** START Records **

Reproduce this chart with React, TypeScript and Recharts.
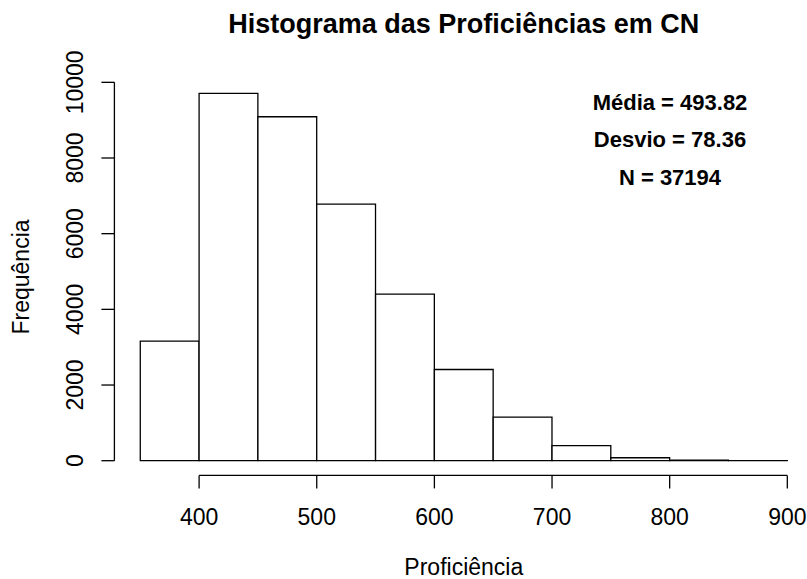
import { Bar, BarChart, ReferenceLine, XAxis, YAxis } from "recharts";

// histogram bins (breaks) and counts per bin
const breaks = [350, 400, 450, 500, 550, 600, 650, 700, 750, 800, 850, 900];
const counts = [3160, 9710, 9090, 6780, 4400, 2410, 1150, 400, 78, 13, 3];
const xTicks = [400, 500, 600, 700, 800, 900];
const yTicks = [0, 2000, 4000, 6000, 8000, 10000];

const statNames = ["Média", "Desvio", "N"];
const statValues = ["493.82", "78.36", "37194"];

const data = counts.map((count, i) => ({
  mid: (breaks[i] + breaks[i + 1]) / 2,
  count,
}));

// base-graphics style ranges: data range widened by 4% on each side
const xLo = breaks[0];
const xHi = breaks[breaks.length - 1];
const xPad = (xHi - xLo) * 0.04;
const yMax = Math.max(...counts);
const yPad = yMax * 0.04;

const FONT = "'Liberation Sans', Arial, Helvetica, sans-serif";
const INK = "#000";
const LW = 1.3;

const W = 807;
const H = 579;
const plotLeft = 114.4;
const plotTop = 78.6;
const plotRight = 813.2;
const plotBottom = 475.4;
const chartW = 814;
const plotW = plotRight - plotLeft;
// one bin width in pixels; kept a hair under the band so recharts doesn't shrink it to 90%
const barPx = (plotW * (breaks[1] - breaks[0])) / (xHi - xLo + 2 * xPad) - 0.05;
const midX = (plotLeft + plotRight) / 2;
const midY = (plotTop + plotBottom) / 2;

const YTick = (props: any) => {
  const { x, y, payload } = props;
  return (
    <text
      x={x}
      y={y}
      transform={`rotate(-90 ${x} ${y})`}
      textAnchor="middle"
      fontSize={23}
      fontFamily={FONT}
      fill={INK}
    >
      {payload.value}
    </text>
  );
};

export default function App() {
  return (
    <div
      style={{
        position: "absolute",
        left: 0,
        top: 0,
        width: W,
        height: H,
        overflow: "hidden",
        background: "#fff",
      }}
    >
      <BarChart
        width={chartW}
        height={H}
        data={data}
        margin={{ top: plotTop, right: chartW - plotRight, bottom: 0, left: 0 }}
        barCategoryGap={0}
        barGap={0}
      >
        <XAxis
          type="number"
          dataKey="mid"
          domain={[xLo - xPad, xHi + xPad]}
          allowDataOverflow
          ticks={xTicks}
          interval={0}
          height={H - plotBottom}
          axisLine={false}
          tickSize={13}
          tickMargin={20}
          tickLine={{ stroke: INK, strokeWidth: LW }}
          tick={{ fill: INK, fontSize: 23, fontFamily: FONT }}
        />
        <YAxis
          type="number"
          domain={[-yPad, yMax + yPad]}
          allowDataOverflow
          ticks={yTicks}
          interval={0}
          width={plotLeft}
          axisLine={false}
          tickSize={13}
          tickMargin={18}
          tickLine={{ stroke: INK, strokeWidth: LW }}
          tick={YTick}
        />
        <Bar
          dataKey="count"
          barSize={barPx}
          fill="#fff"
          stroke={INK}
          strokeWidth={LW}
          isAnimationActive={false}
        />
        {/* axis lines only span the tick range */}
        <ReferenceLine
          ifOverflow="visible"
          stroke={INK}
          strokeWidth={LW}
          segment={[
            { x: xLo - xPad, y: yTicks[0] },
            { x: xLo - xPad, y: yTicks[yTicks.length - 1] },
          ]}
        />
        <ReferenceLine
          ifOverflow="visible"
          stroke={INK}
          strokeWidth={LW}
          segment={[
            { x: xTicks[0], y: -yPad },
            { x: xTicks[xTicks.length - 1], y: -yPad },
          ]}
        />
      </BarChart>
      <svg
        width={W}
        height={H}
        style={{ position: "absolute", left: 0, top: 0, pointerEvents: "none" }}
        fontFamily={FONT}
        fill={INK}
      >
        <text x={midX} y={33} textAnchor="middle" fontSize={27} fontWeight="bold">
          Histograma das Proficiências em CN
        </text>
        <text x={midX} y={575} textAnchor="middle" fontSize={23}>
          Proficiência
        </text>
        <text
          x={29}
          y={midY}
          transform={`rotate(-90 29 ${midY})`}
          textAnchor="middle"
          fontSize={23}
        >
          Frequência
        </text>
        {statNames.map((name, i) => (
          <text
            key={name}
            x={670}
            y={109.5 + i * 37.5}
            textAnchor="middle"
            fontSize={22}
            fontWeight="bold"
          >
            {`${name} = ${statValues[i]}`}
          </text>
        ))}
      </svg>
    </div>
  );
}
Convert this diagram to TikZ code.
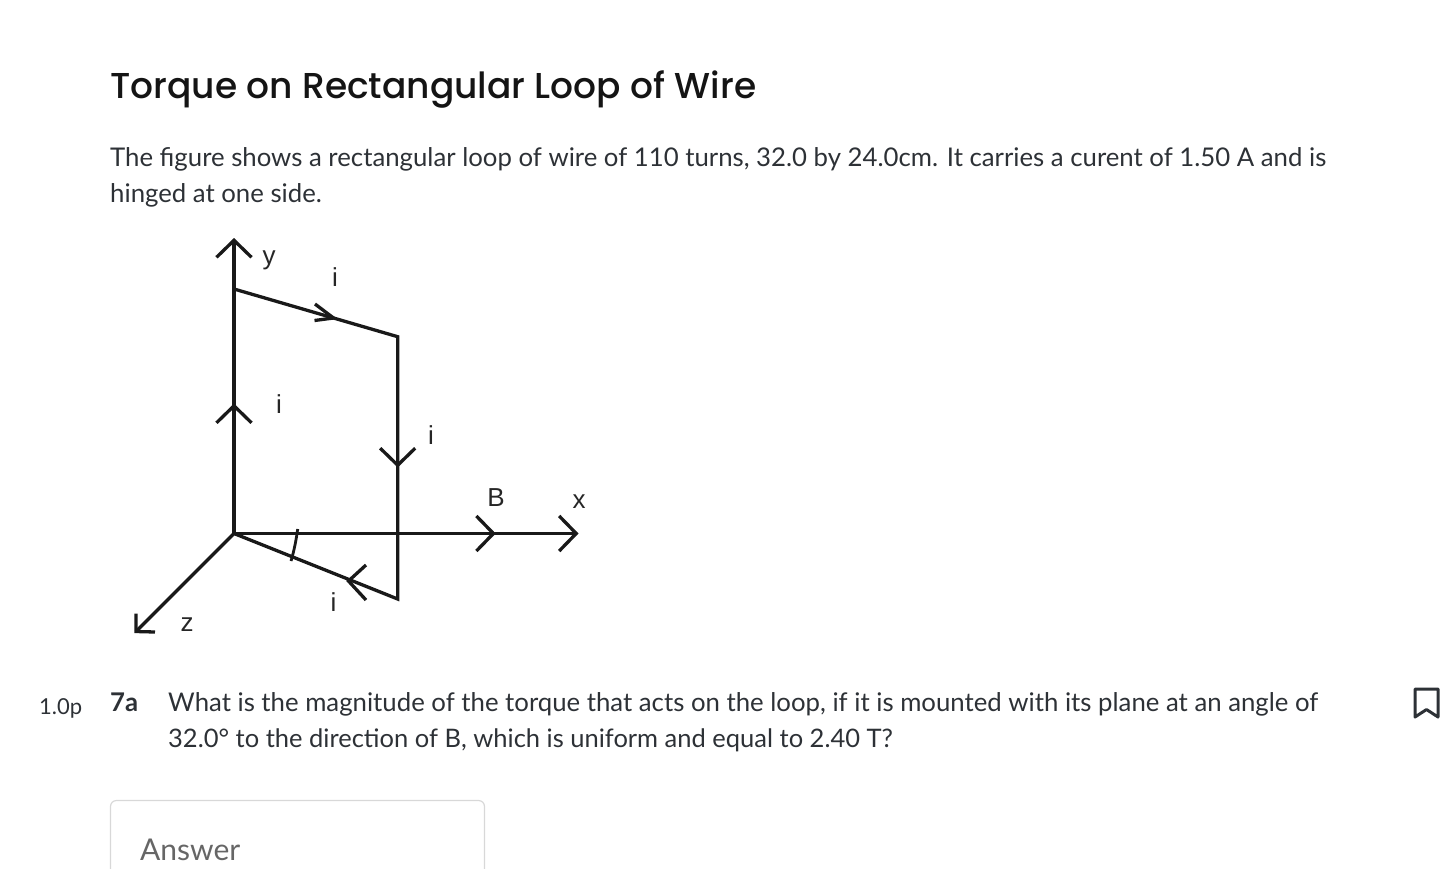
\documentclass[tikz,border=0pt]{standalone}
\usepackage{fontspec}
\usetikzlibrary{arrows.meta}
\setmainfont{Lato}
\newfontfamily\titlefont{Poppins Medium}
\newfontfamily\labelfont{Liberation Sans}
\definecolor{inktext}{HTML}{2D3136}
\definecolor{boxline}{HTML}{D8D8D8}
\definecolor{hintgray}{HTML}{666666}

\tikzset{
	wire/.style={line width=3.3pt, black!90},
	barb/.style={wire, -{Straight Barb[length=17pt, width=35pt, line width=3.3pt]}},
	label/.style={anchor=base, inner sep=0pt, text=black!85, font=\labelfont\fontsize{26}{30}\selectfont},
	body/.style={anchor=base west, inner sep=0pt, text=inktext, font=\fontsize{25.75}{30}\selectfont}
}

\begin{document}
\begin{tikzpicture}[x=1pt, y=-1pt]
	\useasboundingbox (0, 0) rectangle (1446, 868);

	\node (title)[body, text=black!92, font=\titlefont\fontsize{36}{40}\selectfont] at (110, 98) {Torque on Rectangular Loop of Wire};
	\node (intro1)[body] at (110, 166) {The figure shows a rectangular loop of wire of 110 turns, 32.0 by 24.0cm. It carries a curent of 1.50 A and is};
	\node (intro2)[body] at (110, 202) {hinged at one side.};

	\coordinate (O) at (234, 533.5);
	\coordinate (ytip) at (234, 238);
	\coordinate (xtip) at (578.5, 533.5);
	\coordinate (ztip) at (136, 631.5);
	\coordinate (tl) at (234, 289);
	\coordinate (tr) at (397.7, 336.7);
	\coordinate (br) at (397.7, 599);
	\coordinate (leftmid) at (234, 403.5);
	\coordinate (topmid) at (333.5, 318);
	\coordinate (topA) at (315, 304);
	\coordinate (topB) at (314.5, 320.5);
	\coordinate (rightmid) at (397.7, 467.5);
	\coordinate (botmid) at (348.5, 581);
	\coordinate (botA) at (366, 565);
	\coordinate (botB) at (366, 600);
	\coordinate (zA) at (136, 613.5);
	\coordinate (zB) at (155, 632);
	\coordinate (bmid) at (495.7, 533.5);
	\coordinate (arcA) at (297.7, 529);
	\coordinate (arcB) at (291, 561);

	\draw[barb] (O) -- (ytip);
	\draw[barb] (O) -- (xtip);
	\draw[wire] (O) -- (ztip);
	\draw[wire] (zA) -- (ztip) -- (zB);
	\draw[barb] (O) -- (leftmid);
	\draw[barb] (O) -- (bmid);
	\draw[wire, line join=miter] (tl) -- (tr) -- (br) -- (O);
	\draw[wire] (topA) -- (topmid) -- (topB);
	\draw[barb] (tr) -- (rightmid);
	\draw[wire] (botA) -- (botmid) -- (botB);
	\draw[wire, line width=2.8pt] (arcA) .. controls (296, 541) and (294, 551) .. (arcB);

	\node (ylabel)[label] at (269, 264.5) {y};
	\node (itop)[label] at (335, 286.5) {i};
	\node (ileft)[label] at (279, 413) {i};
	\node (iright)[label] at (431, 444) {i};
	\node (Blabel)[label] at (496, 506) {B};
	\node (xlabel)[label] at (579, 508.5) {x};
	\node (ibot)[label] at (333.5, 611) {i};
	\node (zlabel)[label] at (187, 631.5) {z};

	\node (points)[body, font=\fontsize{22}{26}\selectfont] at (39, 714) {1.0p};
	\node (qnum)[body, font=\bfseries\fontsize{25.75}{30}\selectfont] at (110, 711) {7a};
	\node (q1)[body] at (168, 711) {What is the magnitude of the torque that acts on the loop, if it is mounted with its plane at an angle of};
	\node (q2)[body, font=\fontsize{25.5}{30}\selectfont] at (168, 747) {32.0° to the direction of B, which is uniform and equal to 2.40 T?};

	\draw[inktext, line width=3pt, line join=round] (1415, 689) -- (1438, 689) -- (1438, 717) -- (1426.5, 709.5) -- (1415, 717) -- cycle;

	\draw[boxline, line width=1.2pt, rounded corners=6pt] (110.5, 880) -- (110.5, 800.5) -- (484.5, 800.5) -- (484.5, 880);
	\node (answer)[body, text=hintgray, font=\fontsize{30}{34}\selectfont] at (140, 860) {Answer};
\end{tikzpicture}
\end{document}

** END Records **

## [Task brief]
Begin at the first line of the entries above and return each line exactly, stopping after the line that contains "const LW = 1.3;". Pictures do not belong in the copy.

## [Solution for this task]
Reproduce this chart with React, TypeScript and Recharts.
import { Bar, BarChart, ReferenceLine, XAxis, YAxis } from "recharts";

// histogram bins (breaks) and counts per bin
const breaks = [350, 400, 450, 500, 550, 600, 650, 700, 750, 800, 850, 900];
const counts = [3160, 9710, 9090, 6780, 4400, 2410, 1150, 400, 78, 13, 3];
const xTicks = [400, 500, 600, 700, 800, 900];
const yTicks = [0, 2000, 4000, 6000, 8000, 10000];

const statNames = ["Média", "Desvio", "N"];
const statValues = ["493.82", "78.36", "37194"];

const data = counts.map((count, i) => ({
  mid: (breaks[i] + breaks[i + 1]) / 2,
  count,
}));

// base-graphics style ranges: data range widened by 4% on each side
const xLo = breaks[0];
const xHi = breaks[breaks.length - 1];
const xPad = (xHi - xLo) * 0.04;
const yMax = Math.max(...counts);
const yPad = yMax * 0.04;

const FONT = "'Liberation Sans', Arial, Helvetica, sans-serif";
const INK = "#000";
const LW = 1.3;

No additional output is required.